Love to what you said today. Sorry, I need a drink of water. Love what you had to say today. And if you want to find out more, where do they find you?

Andrea Wanerstrand (45:17)
On social media, my primary place is LinkedIn. I post there five days a week, at least, and you can find out what's going on there. Also, you can reach me at a3cultrelab.com, and in early 2026, I will be launching my next cohort of my mindset maven method, which is the M3 Lab is what I put it out there as, and it's really working on how you can show up authentically.

And it's very tactical and helpful, but it's also transformative in the idea that it starts with you.
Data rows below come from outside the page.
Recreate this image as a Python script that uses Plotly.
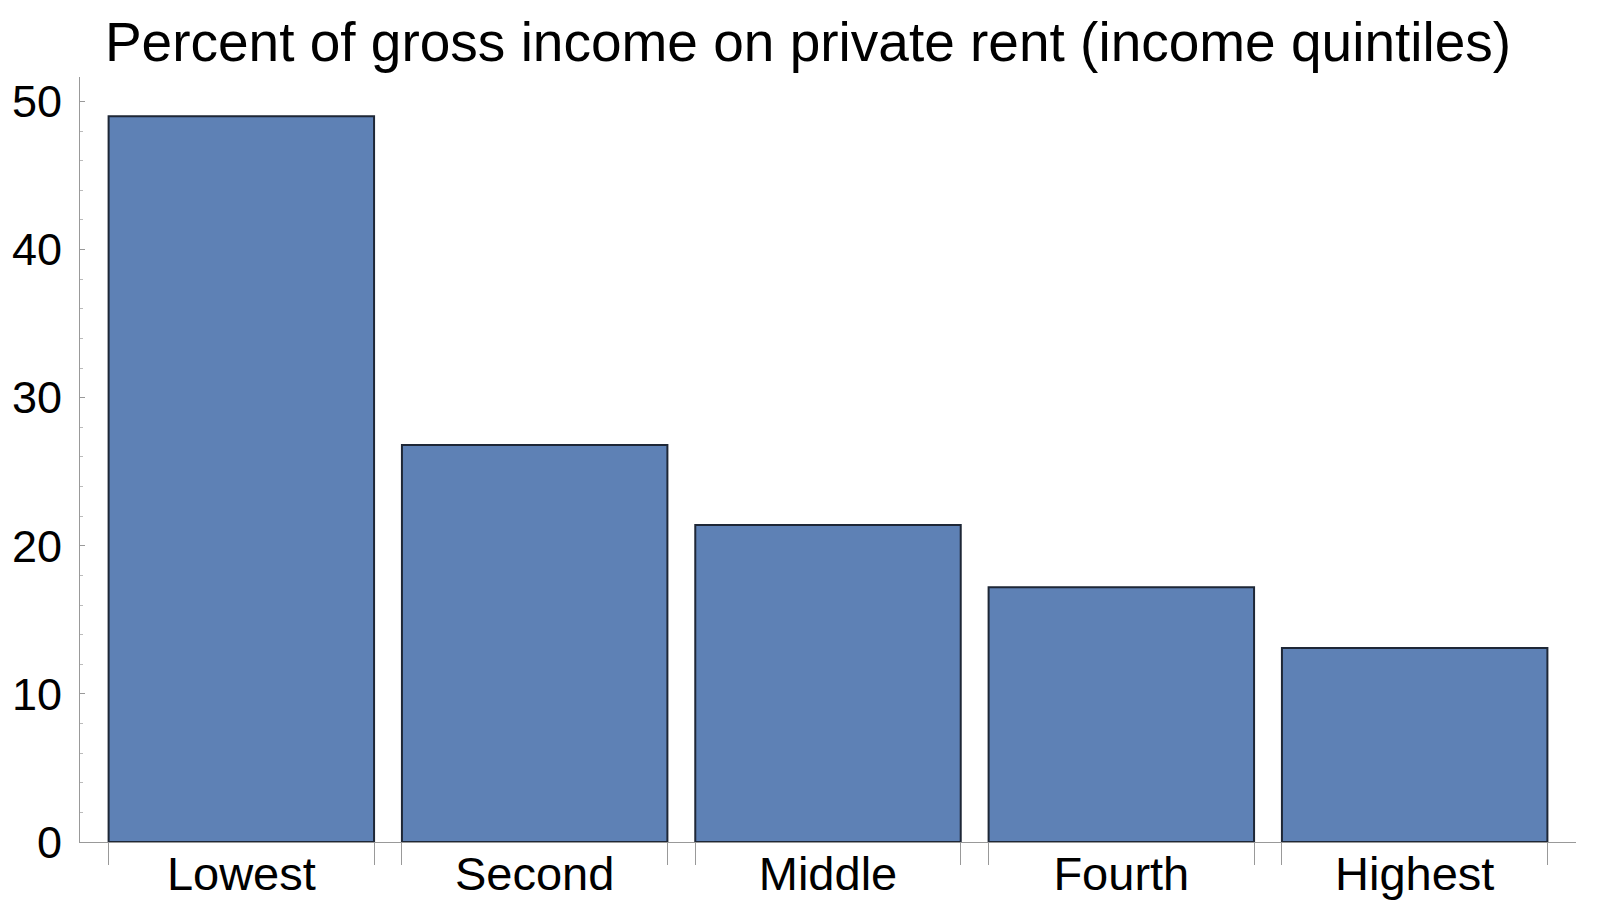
import plotly.graph_objects as go

# income quintiles and share of gross income spent on private rent (%)
quintiles = ["Lowest", "Second", "Middle", "Fourth", "Highest"]
rent_share = [49.0, 26.8, 21.4, 17.2, 13.1]
y_ticks = [0, 10, 20, 30, 40, 50]

bar_width = 0.905
positions = list(range(len(quintiles)))
# tick marks sit on the bar edges, like the original
edges = []
for p in positions:
    edges += [p - bar_width / 2, p + bar_width / 2]

fig = go.Figure()
fig.add_trace(go.Bar(
    x=positions,
    y=rent_share,
    width=bar_width,
    marker=dict(color="#5E81B5", line=dict(color="#1E2736", width=2)),
    hoverinfo="x+y",
))
# invisible helper trace to carry the category labels axis
fig.add_trace(go.Scatter(x=positions, y=rent_share, xaxis="x2", mode="markers",
                         marker=dict(opacity=0), showlegend=False, hoverinfo="skip"))

x_range = [-0.55, len(quintiles) - 1 + 0.55]
font = "Liberation Sans, Arial, Helvetica, sans-serif"

fig.update_layout(
    width=1600, height=900,
    paper_bgcolor="white", plot_bgcolor="white",
    showlegend=False,
    margin=dict(l=72, r=32, t=69, b=66, autoexpand=False),
    font=dict(family=font, size=48, color="black"),
    title=dict(text="Percent of gross income on private rent (income quintiles)",
               x=0.5, xanchor="center", y=0.962, yanchor="middle",
               font=dict(family=font, size=55, color="black")),
    xaxis=dict(range=x_range, tickvals=edges, ticktext=[""] * len(edges),
               ticks="outside", ticklen=22, tickcolor="#999999", tickwidth=1,
               showline=True, linecolor="#999999", linewidth=1, automargin=False,
               showgrid=False, zeroline=False, fixedrange=True),
    xaxis2=dict(range=x_range, overlaying="x", side="bottom", automargin=False,
                tickvals=positions, ticktext=quintiles, ticks="",
                ticklabelstandoff=0, tickfont=dict(size=47),
                showline=False, showgrid=False, zeroline=False),
    yaxis=dict(range=[0, 51.65], tickvals=y_ticks, automargin=False,
               ticks="inside", ticklen=5, tickcolor="#999999", tickwidth=1,
               minor=dict(dtick=2, ticks="inside", ticklen=3, tickcolor="#bbbbbb"),
               showline=True, linecolor="#999999", linewidth=1,
               showgrid=False, zeroline=False, ticklabelstandoff=8,
               tickfont=dict(size=45)),
)

fig.write_html("out.html")
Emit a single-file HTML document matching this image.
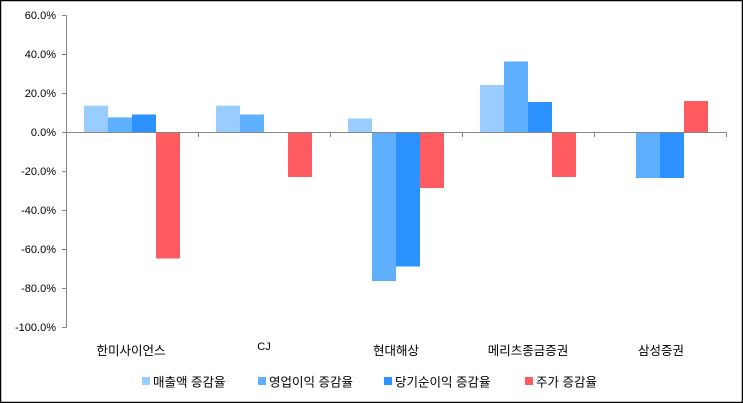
<!DOCTYPE html>
<html><head><meta charset="utf-8"><style>
html,body{margin:0;padding:0;background:#fff}
svg{display:block}
text{font-family:"Liberation Sans","Noto Sans CJK KR","NanumGothic",sans-serif;font-size:11px;fill:#000}
text.k{font-size:12.5px}
</style></head><body>
<svg width="743" height="403" viewBox="0 0 743 403" xmlns="http://www.w3.org/2000/svg">
<rect x="0.5" y="0.5" width="742" height="402" fill="#fff" stroke="#000" stroke-width="1.5"/>
<g text-anchor="end">
<text x="56" y="19">60.0%</text>
<text x="56" y="58">40.0%</text>
<text x="56" y="97">20.0%</text>
<text x="56" y="136">0.0%</text>
<text x="56" y="175">-20.0%</text>
<text x="56" y="214">-40.0%</text>
<text x="56" y="253">-60.0%</text>
<text x="56" y="292">-80.0%</text>
<text x="56" y="331">-100.0%</text>
</g>
<g id="bars">
<rect x="84" y="105.7" width="24" height="26.3" fill="#99ccff"/>
<rect x="108" y="117.4" width="24" height="14.6" fill="#5eb0ff"/>
<rect x="132" y="114.5" width="24" height="17.5" fill="#2b92ff"/>
<rect x="156" y="132" width="24" height="126.5" fill="#ff5b61"/>
<rect x="216" y="105.7" width="24" height="26.3" fill="#99ccff"/>
<rect x="240" y="114.5" width="24" height="17.5" fill="#5eb0ff"/>
<rect x="288" y="132" width="24" height="45" fill="#ff5b61"/>
<rect x="348" y="118.5" width="24" height="13.5" fill="#99ccff"/>
<rect x="372" y="132" width="24" height="149" fill="#5eb0ff"/>
<rect x="396" y="132" width="24" height="134.5" fill="#2b92ff"/>
<rect x="420" y="132" width="24" height="56" fill="#ff5b61"/>
<rect x="480" y="85" width="24" height="47" fill="#99ccff"/>
<rect x="504" y="61.5" width="24" height="70.5" fill="#5eb0ff"/>
<rect x="528" y="102" width="24" height="30" fill="#2b92ff"/>
<rect x="552" y="132" width="24" height="45" fill="#ff5b61"/>
<rect x="636" y="132" width="24" height="46" fill="#5eb0ff"/>
<rect x="660" y="132" width="24" height="46" fill="#2b92ff"/>
<rect x="684" y="101" width="24" height="31" fill="#ff5b61"/>
</g>
<g stroke="#868686" stroke-width="1" fill="none">
<path d="M66.5 15.5V327.5"/>
<path d="M62 15.5H66.5M62 54.5H66.5M62 93.5H66.5M62 132.5H66.5M62 171.5H66.5M62 210.5H66.5M62 249.5H66.5M62 288.5H66.5M62 327.5H66.5"/>
<path d="M66.5 132.5H726.5"/>
<path d="M198.5 132.5V137M330.5 132.5V137M462.5 132.5V137M594.5 132.5V137M726.5 132.5V137"/>
</g>
<g text-anchor="middle">
<text class="k" x="131" y="355">한미사이언스</text>
<text x="264" y="350">CJ</text>
<text class="k" x="396" y="355">현대해상</text>
<text class="k" x="528" y="355">메리츠종금증권</text>
<text class="k" x="661" y="355">삼성증권</text>
</g>
<rect x="142" y="377" width="8" height="8" fill="#99ccff"/>
<text class="k" x="153" y="386.5">매출액 증감율</text>
<rect x="258" y="377" width="8" height="8" fill="#5eb0ff"/>
<text class="k" x="269" y="386.5">영업이익 증감율</text>
<rect x="384" y="377" width="8" height="8" fill="#2b92ff"/>
<text class="k" x="395" y="386.5">당기순이익 증감율</text>
<rect x="525" y="377" width="8" height="8" fill="#ff5b61"/>
<text class="k" x="536" y="386.5">주가 증감율</text>
</svg>
</body></html>
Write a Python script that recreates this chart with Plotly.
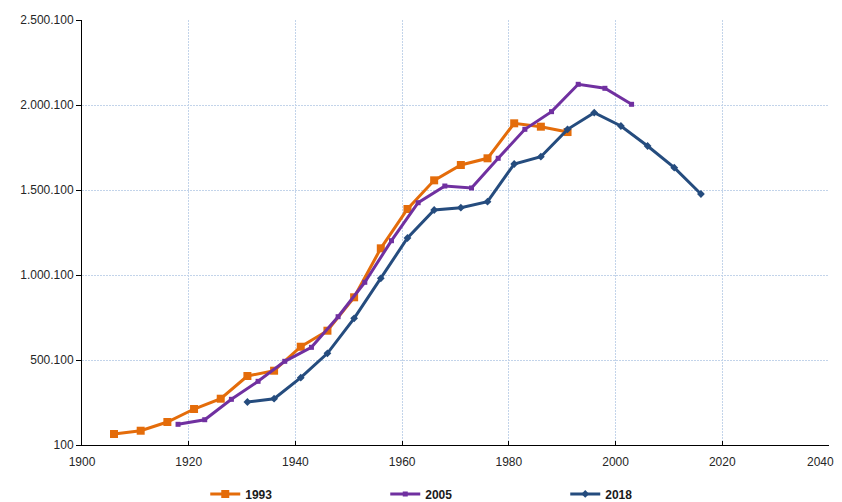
import plotly.graph_objects as go

years_1993 = [1906, 1911, 1916, 1921, 1926, 1931, 1936, 1941, 1946, 1951,
              1956, 1961, 1966, 1971, 1976, 1981, 1986, 1991]
values_1993 = [64700, 84100, 135300, 211800, 272400, 405900, 437100, 578200, 672400, 868900,
               1157000, 1388200, 1557000, 1647200, 1686600, 1892400, 1872500, 1841000]

years_2005 = [1918, 1923, 1928, 1933, 1938, 1943, 1948, 1953, 1958, 1963,
              1968, 1973, 1978, 1983, 1988, 1993, 1998, 2003]
values_2005 = [121800, 148800, 268800, 374700, 492400, 574700, 754800, 957200, 1201800, 1425300,
               1523600, 1511900, 1686600, 1857200, 1960900, 2121800, 2098300, 2004200]

years_2018 = [1931, 1936, 1941, 1946, 1951, 1956, 1961, 1966, 1971, 1976,
              1981, 1986, 1991, 1996, 2001, 2006, 2011, 2016]
values_2018 = [253000, 272400, 396000, 539500, 745400, 980700, 1217700, 1382500, 1396000, 1431300,
               1653000, 1696000, 1857000, 1955000, 1876600, 1759000, 1631400, 1476600]

y_tickvals = [100, 500100, 1000100, 1500100, 2000100, 2500100]
y_ticktext = ["100", "500.100", "1.000.100", "1.500.100", "2.000.100", "2.500.100"]
x_tickvals = [1900, 1920, 1940, 1960, 1980, 2000, 2020, 2040]
x_ticktext = ["1900", "1920", "1940", "1960", "1980", "2000", "2020", ""]
x_last_label = "2040"

series = [
    ("1993", years_1993, values_1993, "#E46C0A", "square", 8),
    ("2005", years_2005, values_2005, "#7030A0", "square", 5),
    ("2018", years_2018, values_2018, "#254C7E", "diamond", 6),
]

fig = go.Figure()
for name, xs, ys, color, sym, size in series:
    fig.add_trace(go.Scatter(
        x=xs, y=ys, name=name, mode="lines+markers",
        line=dict(color=color, width=3),
        marker=dict(symbol=sym, size=size, color=color),
    ))

grid = "#c3d4ea"
font_family = "Liberation Sans, Arial, sans-serif"
tick_color = "#262626"
# page has an 8px body margin, so the figure is sized 834x494
fig.update_layout(
    width=834, height=494,
    margin=dict(l=74, r=13, t=12, b=57, autoexpand=False),
    paper_bgcolor="white", plot_bgcolor="white",
    font=dict(family=font_family, size=12, color=tick_color),
    showlegend=True,
    legend=dict(
        orientation="h", x=0.165, xanchor="left", y=-0.115, yanchor="middle",
        entrywidth=135, entrywidthmode="pixels", itemwidth=30,
        font=dict(size=12, color="#1a1a1a", family=font_family, weight="bold"),
        bgcolor="rgba(0,0,0,0)",
    ),
    xaxis=dict(
        range=[1900, 2040], tickvals=x_tickvals, ticktext=x_ticktext,
        showgrid=True, gridcolor=grid, griddash="2px,1px", gridwidth=1,
        showline=True, linecolor="black", linewidth=1,
        ticks="inside", ticklen=4, tickcolor="black",
        ticklabelstandoff=6,
        zeroline=False, fixedrange=True,
    ),
    yaxis=dict(
        range=[100, 2500100], tickvals=y_tickvals, ticktext=y_ticktext,
        showgrid=True, gridcolor=grid, griddash="2px,1px", gridwidth=1,
        showline=True, linecolor="black", linewidth=1,
        ticks="outside", ticklen=5, tickcolor="black",
        zeroline=False, fixedrange=True,
    ),
    annotations=[dict(
        text=x_last_label, x=x_tickvals[-1], xref="x", y=0, yref="paper",
        xanchor="right", yanchor="middle", xshift=7, yshift=-17,
        showarrow=False, font=dict(family=font_family, size=12, color=tick_color),
    )],
)

fig.write_html("out.html")
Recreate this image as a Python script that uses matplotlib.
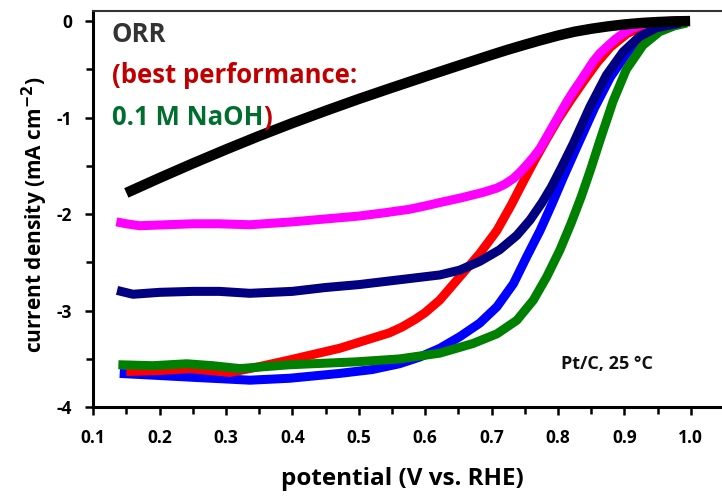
import numpy as np
import matplotlib
matplotlib.use('Agg')
import matplotlib.pyplot as plt
from matplotlib.ticker import MultipleLocator

plt.rcParams['font.family'] = ['Open Sans', 'DejaVu Sans']

# ORR polarisation curves for Pt/C, potential (V vs. RHE) and current density (mA cm-2)
black_v = [0.15, 0.20, 0.25, 0.30, 0.35, 0.40, 0.45, 0.50, 0.55, 0.60, 0.65, 0.70, 0.723, 0.75, 0.773,
           0.80, 0.825, 0.85, 0.875, 0.90, 0.925, 0.95, 0.975, 0.999]
black_j = [-1.78, -1.625, -1.475, -1.33, -1.19, -1.057, -0.93, -0.807, -0.69, -0.575, -0.462, -0.35, -0.30, -0.245, -0.20,
           -0.15, -0.11, -0.08, -0.055, -0.035, -0.02, -0.01, -0.003, 0.0]

magenta_v = [0.135, 0.15, 0.17, 0.21, 0.25, 0.29, 0.336, 0.40, 0.45, 0.50, 0.54, 0.576, 0.60, 0.622, 0.655, 0.687, 0.708,
             0.720, 0.733, 0.743, 0.753, 0.763, 0.773, 0.783, 0.793, 0.803, 0.813, 0.823, 0.833, 0.843, 0.853,
             0.863, 0.873, 0.886, 0.898, 0.911, 0.923, 0.936, 0.948, 0.984]
magenta_j = [-2.08, -2.10, -2.12, -2.11, -2.10, -2.10, -2.11, -2.08, -2.05, -2.02, -1.985, -1.95, -1.915, -1.88, -1.83, -1.775, -1.73,
             -1.69, -1.63, -1.565, -1.49, -1.41, -1.32, -1.20, -1.08, -0.96, -0.84, -0.73, -0.63, -0.525, -0.42,
             -0.335, -0.27, -0.19, -0.13, -0.076, -0.045, -0.02, -0.01, 0.005]

navy_v = [0.136, 0.16, 0.20, 0.25, 0.29, 0.336, 0.40, 0.45, 0.50, 0.561, 0.622, 0.652, 0.682, 0.712, 0.738,
          0.758, 0.776, 0.79, 0.805, 0.823, 0.848, 0.873, 0.898, 0.923, 0.948, 0.984]
navy_j = [-2.79, -2.83, -2.81, -2.80, -2.80, -2.82, -2.80, -2.76, -2.73, -2.68, -2.63, -2.58, -2.49, -2.37, -2.22,
          -2.06, -1.88, -1.72, -1.52, -1.27, -0.89, -0.56, -0.32, -0.16, -0.07, -0.02]

red_v = [0.15, 0.20, 0.246, 0.306, 0.35, 0.396, 0.471, 0.546, 0.565, 0.585, 0.60, 0.622, 0.652, 0.682, 0.708, 0.730, 0.748,
         0.765, 0.783, 0.80, 0.819, 0.839, 0.859, 0.879, 0.904, 0.929, 0.955, 0.99]
red_j = [-3.63, -3.62, -3.60, -3.64, -3.58, -3.51, -3.39, -3.23, -3.17, -3.09, -3.02, -2.89, -2.65, -2.41, -2.17, -1.90, -1.66,
         -1.44, -1.22, -1.02, -0.82, -0.62, -0.43, -0.27, -0.13, -0.05, -0.01, 0.0]

blue_v = [0.14, 0.196, 0.25, 0.336, 0.396, 0.471, 0.52, 0.561, 0.592, 0.622, 0.652, 0.682, 0.708, 0.733, 0.753, 0.773, 0.790,
          0.808, 0.83, 0.855, 0.879, 0.903, 0.928, 0.953, 0.99]
blue_j = [-3.65, -3.67, -3.69, -3.72, -3.70, -3.65, -3.61, -3.55, -3.48, -3.39, -3.27, -3.13, -2.96, -2.72, -2.44, -2.17, -1.91,
          -1.62, -1.28, -0.90, -0.58, -0.34, -0.17, -0.08, -0.02]

green_v = [0.138, 0.19, 0.241, 0.28, 0.321, 0.396, 0.496, 0.561, 0.622, 0.672, 0.708, 0.738, 0.763, 0.783, 0.803,
           0.820, 0.835, 0.849, 0.864, 0.883, 0.903, 0.928, 0.953, 0.975, 0.994]
green_j = [-3.56, -3.57, -3.55, -3.57, -3.60, -3.56, -3.53, -3.50, -3.44, -3.34, -3.24, -3.10, -2.89, -2.65, -2.37,
           -2.09, -1.82, -1.54, -1.22, -0.83, -0.50, -0.25, -0.11, -0.05, -0.02]

fig = plt.figure(figsize=(7.22, 4.96), dpi=100)
ax = fig.add_axes([0.129, 0.179, 0.871, 0.798])

lw = 6.5
style = dict(lw=lw, solid_capstyle='butt', solid_joinstyle='round')
ax.plot(blue_v, blue_j, color='#0000ff', **style)
ax.plot(red_v, red_j, color='#ff0000', **style)
ax.plot(green_v, green_j, color='#008000', **style)
ax.plot(navy_v, navy_j, color='#000080', **style)
ax.plot(magenta_v, magenta_j, color='#ff00ff', **style)
ax.plot(black_v, black_j, color='#000000', lw=7.5, solid_capstyle='butt', solid_joinstyle='round')

ax.set_xlim(0.1, 1.047)
ax.set_ylim(-4, 0.1)

xt = np.round(np.arange(0.1, 1.01, 0.1), 1)
ax.set_xticks(xt)
ax.set_xticklabels([f'{v:.1f}' for v in xt])
ax.xaxis.set_minor_locator(MultipleLocator(0.05))
ax.set_yticks([0, -1, -2, -3, -4])
ax.set_yticklabels(['0', '-1', '-2', '-3', '-4'])
ax.yaxis.set_minor_locator(MultipleLocator(0.5))

ax.tick_params(axis='both', which='major', direction='out', length=6, width=1.8, labelsize=12.5)
ax.tick_params(axis='both', which='minor', direction='out', length=5, width=1.8)
ax.tick_params(axis='x', which='major', pad=10)
ax.tick_params(axis='y', which='major', pad=9)
for lab in ax.get_xticklabels() + ax.get_yticklabels():
    lab.set_fontweight('bold')

ax.spines['right'].set_visible(False)
ax.spines['left'].set_linewidth(2.2)
ax.spines['bottom'].set_linewidth(2.2)
ax.spines['top'].set_linewidth(1.5)
ax.spines['top'].set_color('#333333')

ax.set_xlabel('potential (V vs. RHE)', fontsize=17.5, fontweight='bold')
ax.set_ylabel('current density (mA cm$^{\\mathbf{-2}}$)', fontsize=15, fontweight='bold')
ax.xaxis.set_label_coords(0.491, -0.151)
ax.yaxis.set_label_coords(-0.068, 0.485)

tx = 0.128
fs = 18.5
ax.text(tx, -0.218, 'ORR', fontsize=fs, fontweight='bold', color='#333333', va='baseline')
ax.text(tx, -0.64, '(best performance:', fontsize=fs, fontweight='bold', color='#c00000', va='baseline')
t = ax.text(tx, -1.08, '0.1 M NaOH', fontsize=fs, fontweight='bold', color='#006e2e', va='baseline')
fig.canvas.draw()
bb = t.get_window_extent()
x_end = ax.transData.inverted().transform((bb.x1, bb.y0))[0]
ax.text(x_end, -1.08, ')', fontsize=fs, fontweight='bold', color='#c00000', va='baseline')

ax.text(0.805, -3.60, 'Pt/C, 25 °C', fontsize=13, fontweight='bold', color='#111111', va='baseline')

fig.savefig('out.png', dpi=100)
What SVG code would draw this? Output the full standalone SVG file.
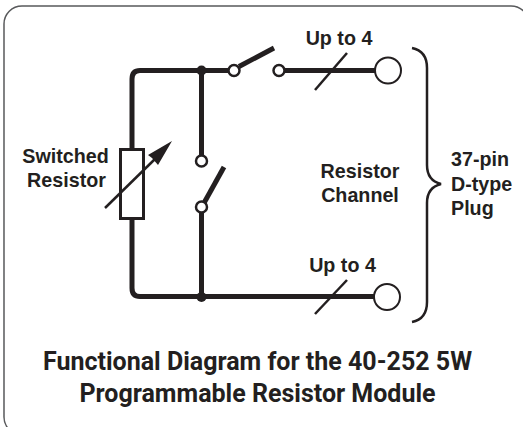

So over eight weeks, we work with folks to really look at how do you introduce awareness to yourself in a different level? Because awareness is, you're not a self-aware person, you're somebody who has self-awareness and becomes more more self-awareness as each day changes before you.

Sean Patton (46:08)
Beautiful, I'll make sure we get those links in the show notes so people can find that and check out that cohort. So again, thank you so much, Andrew. I really appreciate your time today. been great.

Andrea Wanerstrand (46:16)
Thanks for having me, Sean. It's been great.